Waste, Circularity, and Urban Form
Waste management affects the ecological footprint by reducing upstream demand and by cutting methane from landfills. Effective recycling and composting can offset portions of the goods and energy footprint, as seen in the calculator above. Urban form also matters: compact cities with accessible transit lower transport footprints, while sprawling suburbs elevate them. Key practices include:
- Implementing organic waste collection to avoid methane release from landfills.
- Designing neighborhoods where daily errands can be completed within a 15-minute walk or bike ride.
- Encouraging passive design standards for buildings so heating and cooling loads decline.
Integrating these strategies ensures that efficiency gains are reflected in reduced ecological demand instead of rebound consumption.
Policy, Equity, and Systems Thinking
Ecological footprints intersect with policy because public investments in transit, renewable grids, and conservation determine the background intensity of basic services. Governments can use footprint indicators to track whether infrastructure plans respect national biocapacity. Social equity matters as well: wealthier households often have larger footprints, so progressive policies such as tiered energy pricing, efficient public housing, and incentives for low-carbon appliances can narrow disparities. Internationally, footprint analysis informs climate finance, highlighting which nations need support to leapfrog to cleaner technologies while staying within their ecological means.
Action Plan for Analysts and Households
To translate the science into everyday action, professionals typically follow a structured approach that mirrors the inputs in the calculator:
- Inventory: Gather 12 months of data on utility bills, mileage, flights, and spending, ensuring seasonal variability is captured.
- Normalize: Convert all quantities into annual totals and adjust for household size to compare against national averages.
- Apply coefficients: Use the latest emission factors and land intensity values from peer-reviewed or government sources.

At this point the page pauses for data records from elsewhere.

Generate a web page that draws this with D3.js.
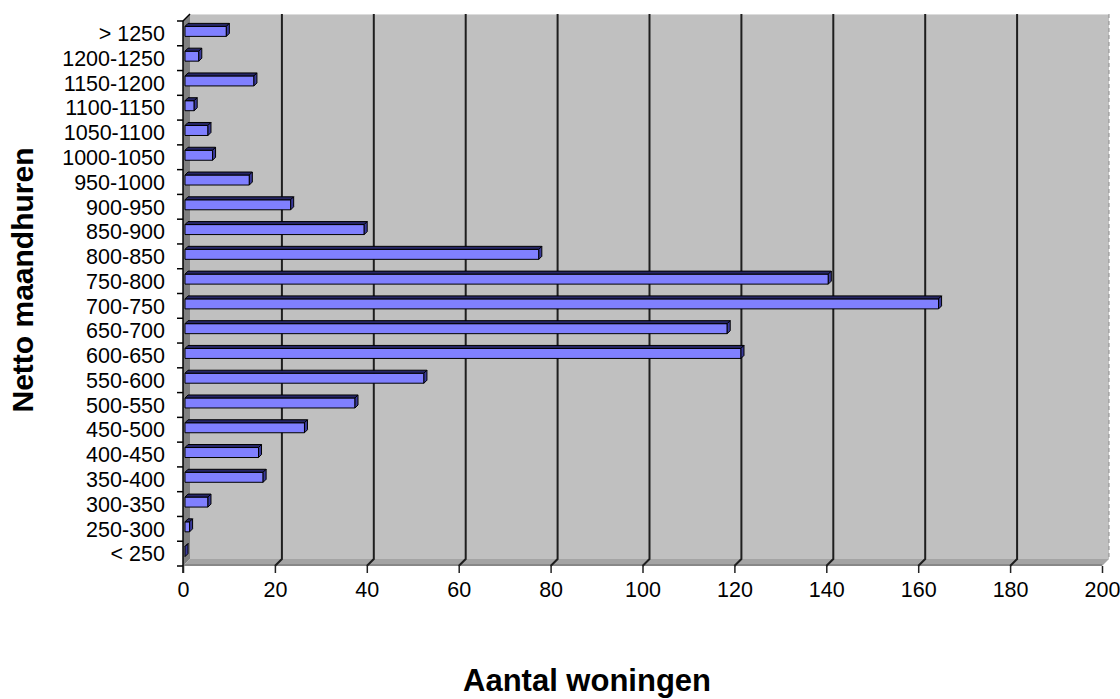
<!DOCTYPE html>
<html>
<head>
<meta charset="utf-8">
<script src="https://cdn.jsdelivr.net/npm/d3@7"></script>
<style>
  html, body { margin: 0; padding: 0; background: #ffffff; }
  svg { display: block; }
  text { font-family: "Liberation Sans", Arial, sans-serif; fill: #000; }
</style>
</head>
<body>
<svg id="chart" width="1120" height="699"></svg>
<script>
// Rent classes (bottom to top) and number of dwellings per class
const categories = ["< 250", "250-300", "300-350", "350-400", "400-450", "450-500",
  "500-550", "550-600", "600-650", "650-700", "700-750", "750-800", "800-850",
  "850-900", "900-950", "950-1000", "1000-1050", "1050-1100", "1100-1150",
  "1150-1200", "1200-1250", "> 1250"];
const counts = [0, 1, 5, 17, 16, 26, 37, 52, 121, 118, 164, 140, 77, 39, 23, 14, 6, 5, 2, 15, 3, 9];
const xTicks = [0, 20, 40, 60, 80, 100, 120, 140, 160, 180, 200];
const xTitle = "Aantal woningen";
const yTitle = "Netto maandhuren";

const svg = d3.select("#chart");

// front plane of the plot and 3-D depth offset of the walls
const plotLeft = 183, plotRight = 1102, plotTop = 21, plotBottom = 566;
const depth = 7;

const x = d3.scaleLinear().domain([0, 200]).range([plotLeft, plotRight]);
const y = d3.scaleBand().domain(categories.slice().reverse()).range([plotTop, plotBottom]);

// back wall
svg.append("rect")
  .attr("x", plotLeft + depth).attr("y", plotTop - depth)
  .attr("width", plotRight - plotLeft).attr("height", plotBottom - plotTop)
  .attr("fill", "#c0c0c0");
svg.append("line")
  .attr("x1", plotLeft + depth).attr("x2", plotRight + depth)
  .attr("y1", plotTop - depth + 0.5).attr("y2", plotTop - depth + 0.5)
  .attr("stroke", "#dcdcdc").attr("stroke-width", 1);
svg.append("line")
  .attr("x1", plotRight + depth).attr("x2", plotRight + depth)
  .attr("y1", plotTop - depth).attr("y2", plotBottom - depth)
  .attr("stroke", "#8c8c8c").attr("stroke-width", 1)
  .attr("stroke-dasharray", "4,3");

// side wall
svg.append("polygon")
  .attr("points", [[plotLeft, plotTop], [plotLeft + depth, plotTop - depth],
    [plotLeft + depth, plotBottom - depth], [plotLeft, plotBottom]].join(" "))
  .attr("fill", "#808080");

// floor
svg.append("polygon")
  .attr("points", [[plotLeft, plotBottom], [plotLeft + depth, plotBottom - depth],
    [plotRight + depth, plotBottom - depth], [plotRight, plotBottom]].join(" "))
  .attr("fill", "#a4a4a4");
svg.append("line")
  .attr("x1", plotLeft).attr("x2", plotRight)
  .attr("y1", plotBottom - 1).attr("y2", plotBottom - 1)
  .attr("stroke", "#888").attr("stroke-width", 2);

// gridlines on wall and floor
const grid = svg.append("g").attr("fill", "none").attr("stroke", "#1e1e1e").attr("stroke-width", 2);
xTicks.filter(d => d > 0 && d < 200).forEach(d => {
  const gx = x(d);
  grid.append("path")
    .attr("d", `M${gx + depth},${plotTop - depth} L${gx + depth},${plotBottom - depth} L${gx},${plotBottom}`);
});

// bars (front, top and end faces)
const barH = 10, bd = 3, inset = 2;
const bars = svg.append("g");
categories.forEach((c, i) => {
  const v = counts[i];
  const cy = y(c) + y.bandwidth() / 2 - inset;
  const x0 = x(0) + inset, x1 = x(v) + inset;
  const yt = cy - barH / 2, yb = cy + barH / 2;
  const g = bars.append("g").attr("stroke", "#000").attr("stroke-width", 1).attr("stroke-linejoin", "round");
  g.append("rect")
    .attr("x", x0).attr("y", yt).attr("width", x1 - x0).attr("height", barH)
    .attr("fill", "#8080ff");
  g.append("polygon")
    .attr("points", [[x0, yt], [x0 + bd, yt - bd], [x1 + bd, yt - bd], [x1, yt]].join(" "))
    .attr("fill", "#262666");
  g.append("polygon")
    .attr("points", [[x1, yt], [x1 + bd, yt - bd], [x1 + bd, yb - bd], [x1, yb]].join(" "))
    .attr("fill", "#3a3a9a");
});

// category axis
const yAxis = svg.append("g");
yAxis.append("line")
  .attr("x1", plotLeft).attr("x2", plotLeft).attr("y1", plotTop).attr("y2", plotBottom + 7)
  .attr("stroke", "#000").attr("stroke-width", 1.5);
yAxis.append("line")
  .attr("x1", plotLeft).attr("x2", plotLeft + depth).attr("y1", plotTop).attr("y2", plotTop - depth)
  .attr("stroke", "#000").attr("stroke-width", 1.5);
const edges = categories.map(c => y(c)).concat([plotBottom]);
yAxis.selectAll("line.tick").data(edges).join("line")
  .attr("class", "tick")
  .attr("x1", plotLeft - 6).attr("x2", plotLeft)
  .attr("y1", d => d).attr("y2", d => d)
  .attr("stroke", "#000").attr("stroke-width", 1.5);
yAxis.selectAll("text").data(categories).join("text")
  .attr("x", 165)
  .attr("y", d => y(d) + y.bandwidth() / 2)
  .attr("dy", "0.36em")
  .attr("text-anchor", "end")
  .attr("font-size", 21.5)
  .text(d => d);

// value axis
const xAxis = svg.append("g")
  .attr("transform", `translate(0,${plotBottom})`)
  .call(d3.axisBottom(x).tickValues(xTicks).tickSize(7).tickPadding(9).tickFormat(d3.format("d")));
xAxis.select(".domain").remove();
xAxis.selectAll(".tick line").attr("stroke", "#222").attr("stroke-width", 1.5);
xAxis.selectAll(".tick text")
  .attr("font-size", 21.5)
  .attr("font-family", "Liberation Sans, Arial, sans-serif")
  .attr("fill", "#000");

// axis titles
svg.append("text")
  .attr("x", 587).attr("y", 691)
  .attr("text-anchor", "middle")
  .attr("font-size", 31).attr("font-weight", "bold")
  .text(xTitle);
svg.append("text")
  .attr("transform", "translate(33,280) rotate(-90)")
  .attr("text-anchor", "middle")
  .attr("font-size", 30).attr("font-weight", "bold")
  .text(yTitle);
</script>
</body>
</html>
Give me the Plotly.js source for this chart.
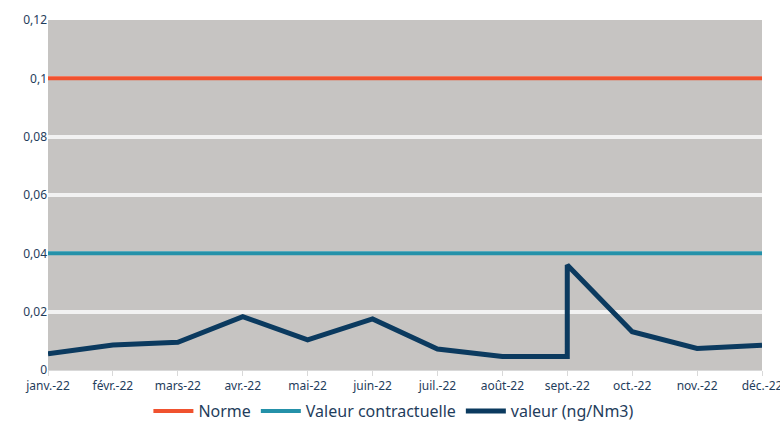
<!DOCTYPE html>
<html>
<head>
<meta charset="utf-8">
<script src="https://cdn.plot.ly/plotly-3.0.1.min.js"></script>
<style>
  body { margin: 0; background: #fff; }
  #graf { width: 780px; height: 428px; }
</style>
</head>
<body>
<div id="graf"></div>
<script>
// Mois (étiquettes de l'axe horizontal)
let mois = ["janv.-22", "févr.-22", "mars-22", "avr.-22", "mai-22", "juin-22",
            "juil.-22", "août-22", "sept.-22", "oct.-22", "nov.-22", "déc.-22"]
let posMois = [0, 1, 2, 3, 4, 5, 6, 7, 8, 9, 10, 11]

// Mesures : deux valeurs en septembre (saut vertical)
let xMesure = [0, 1, 2, 3, 4, 5, 6, 7, 8, 8, 9, 10, 11]
let valeur = [0.0056, 0.0086, 0.0095, 0.0183, 0.0103, 0.0175, 0.0072, 0.0046, 0.0046, 0.036, 0.0131, 0.0074, 0.0085]

let norme = [0.1, 0.1, 0.1, 0.1, 0.1, 0.1, 0.1, 0.1, 0.1, 0.1, 0.1, 0.1]
let contractuelle = [0.04, 0.04, 0.04, 0.04, 0.04, 0.04, 0.04, 0.04, 0.04, 0.04, 0.04, 0.04]

let graf_norme = {
    x: posMois,
    y: norme,
    mode: 'lines',
    type: 'scatter',
    name: "Norme",
    line: {color: '#f0522f', width: 4}
}

let graf_contr = {
    x: posMois,
    y: contractuelle,
    mode: 'lines',
    type: 'scatter',
    name: "Valeur contractuelle",
    line: {color: '#2491a9', width: 4}
}

let graf_valeur = {
    x: xMesure,
    y: valeur,
    mode: 'lines',
    type: 'scatter',
    name: "valeur (ng/Nm3)",
    line: {color: '#0b3a5f', width: 5}
}

let layout = {
    width: 780,
    height: 428,
    margin: {l: 48, r: 18, t: 20, b: 58},
    paper_bgcolor: '#ffffff',
    plot_bgcolor: '#c6c4c2',
    separators: ', ',
    font: {family: "Noto Sans, sans-serif", color: '#1f3d5c', size: 12},
    showlegend: true,
    legend: {
        orientation: 'h',
        xref: 'container',
        yref: 'container',
        x: 0.505, xanchor: 'center',
        y: -0.025, yanchor: 'bottom',
        font: {size: 16, color: '#1f3d5c'},
        itemwidth: 40,
        tracegroupgap: 0
    },
    xaxis: {
        range: [0, 11],
        tickvals: posMois,
        ticktext: mois,
        showgrid: false,
        zeroline: false,
        showline: true,
        linecolor: '#d9d9d9',
        linewidth: 1,
        ticks: 'outside',
        ticklen: 5,
        tickcolor: '#d9d9d9',
        tickfont: {size: 12},
        ticklabeloverflow: 'allow',
        automargin: false
    },
    yaxis: {
        range: [0, 0.12],
        dtick: 0.02,
        showgrid: true,
        gridcolor: '#f2f2f2',
        gridwidth: 4,
        zeroline: false,
        showline: false,
        ticks: '',
        tickfont: {size: 12},
        automargin: false
    }
}

Plotly.newPlot(document.getElementById("graf"), [graf_norme, graf_contr, graf_valeur], layout, {displayModeBar: false})
</script>
</body>
</html>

- Interpret: Benchmark the resulting footprint against planetary boundaries (approximately 1.6 gha per person) and local biocapacity.
- Act: Prioritize investments with the greatest leverage, such as heat pumps, transit passes, rooftop solar, or community-supported agriculture shares.
Households that repeat this process annually can document their progress, inspire neighbors, and provide data for city-level sustainability programs. Aligning personal goals with municipal climate plans or utility incentives multiplies the impact of each decision.
Looking Ahead
Advances in satellite monitoring, smart meters, and open data are making ecological footprint calculations more precise. Near-real-time land-use data enables analysts to update biocapacity estimates yearly rather than every few years, while automated utility feeds eliminate guesswork from household inventories. Ultimately, the ecological footprint remains a communication tool as much as a measurement. By translating complex environmental interactions into an intuitive land-based metric, it empowers communities to see the link between lifestyle and planetary health—and to chart a path toward living well within the Earth’s ecological budget.